Division 31 projects that receive any federal funding or use tax-exempt bonds trigger a separate set of federal requirements. These obligations run alongside the state-level rules and can be easy to overlook during development.
HUD requires an Affirmative Fair Housing Marketing Plan for federally assisted multifamily housing. The plan must identify demographic groups “least likely to apply” for units without targeted outreach and document a strategy to reach them through community contacts, advertising, and direct engagement. For new construction, marketing must begin at least 90 days before initial occupancy. Projects must display a Fair Housing poster in rental offices, make the plan available for public inspection, and post the HUD Equal Housing Opportunity logo on project signage.17U.S. Department of Housing and Urban Development. Affirmative Fair Housing Marketing Plan (AFHMP) – Multifamily Housing
Under Section 504 of the Rehabilitation Act, new multifamily rental housing with five or more units that receives HUD assistance must make at least 5 percent of units accessible to individuals with mobility disabilities and at least 2 percent accessible to individuals with hearing or vision disabilities (with a minimum of one unit in each category). Substantial rehabilitation projects must increase accessibility to the maximum extent feasible until those thresholds are met.
The federal Violence Against Women Act protects tenants in HUD-subsidized housing from eviction or denial of assistance because of domestic violence, dating violence, sexual assault, or stalking. Survivors can request an emergency transfer for safety reasons and can ask the landlord to bifurcate a lease to remove the perpetrator from the unit. A survivor can self-certify using HUD Form 5382, and the housing provider cannot demand additional documentation unless it has conflicting information about the reported abuse.18U.S. Department of Housing and Urban Development. Violence Against Women Act (VAWA)

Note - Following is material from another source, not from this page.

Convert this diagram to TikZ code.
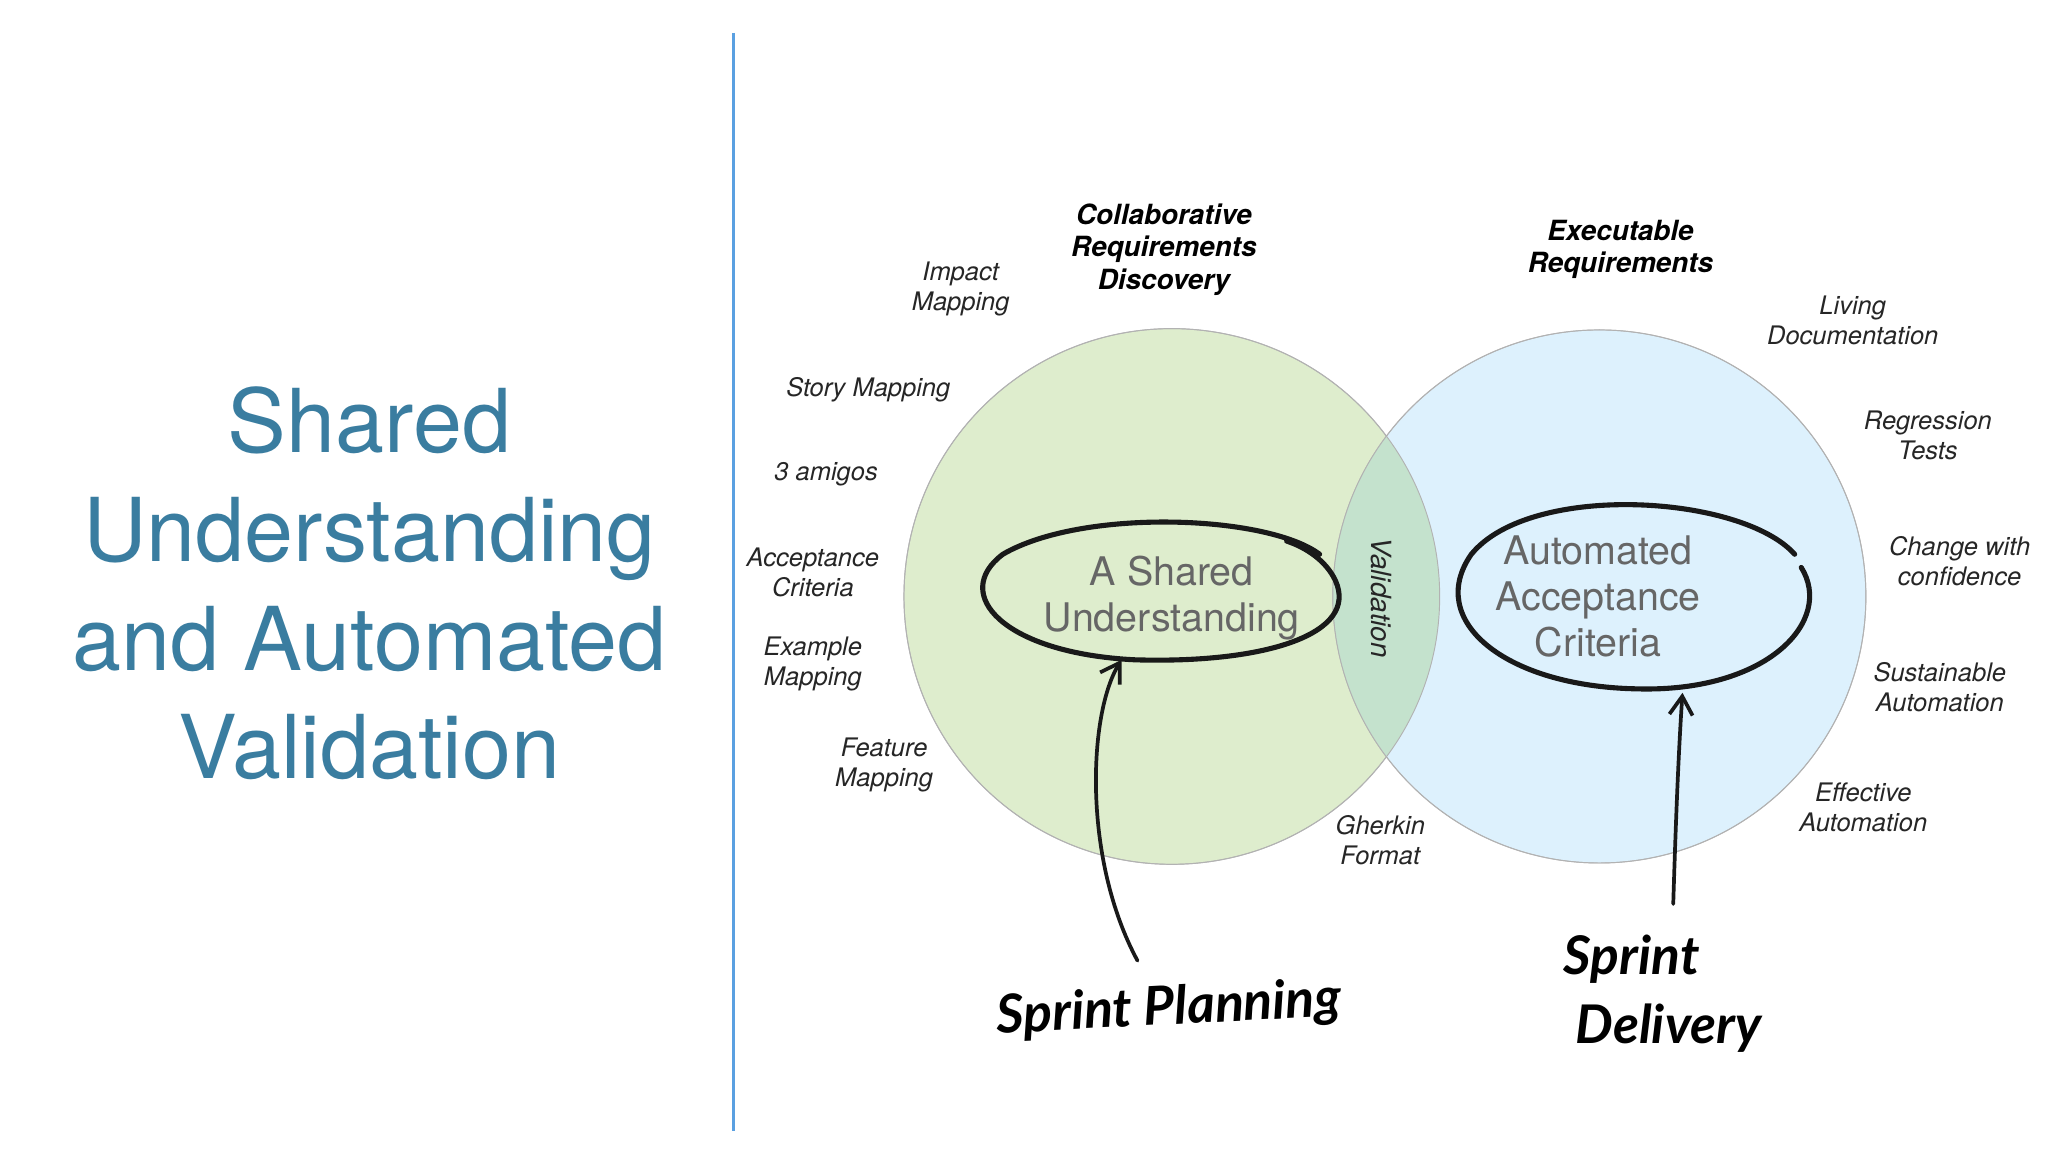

When a project combines multiple government funding sources, HUD conducts a Subsidy Layering Review to ensure the project is not receiving excessive public assistance. The review requires an operating pro forma covering every year of the federal assistance contract’s initial term, with all assumptions about income, expenses, and debt clearly identified. HUD analyzes the debt coverage ratio and cash flow on a year-by-year basis. For projects without permanent debt, an expense coverage ratio is used instead.19Federal Register. Administrative Guidelines Subsidy Layering Review for Project-Based Vouchers
For projects with HUD-subsidized units, the third-party management company must meet separate federal certification standards. HUD requires that management agents execute a management agreement within 30 days of receiving approval, and no management fees can be disbursed from project income until the certification is submitted and the fee is approved.20U.S. Department of Housing and Urban Development. Project Owner’s/Management Agent’s Certification for Multifamily Housing Projects
Agents must maintain a fidelity bond or employee dishonesty coverage equal to at least two months of the project’s gross potential income. All project expenses must be “reasonable and necessary,” and the agent must avoid purchasing goods or services from related entities unless the cost matches or beats arms-length market prices. If HUD determines a management fee is excessive, the agent has 30 days to reduce it, refund the excess, or appeal.20U.S. Department of Housing and Urban Development. Project Owner’s/Management Agent’s Certification for Multifamily Housing Projects All project records belong to the project itself, not the management company, and HUD can require responses to management reviews and inspection reports within 30 days.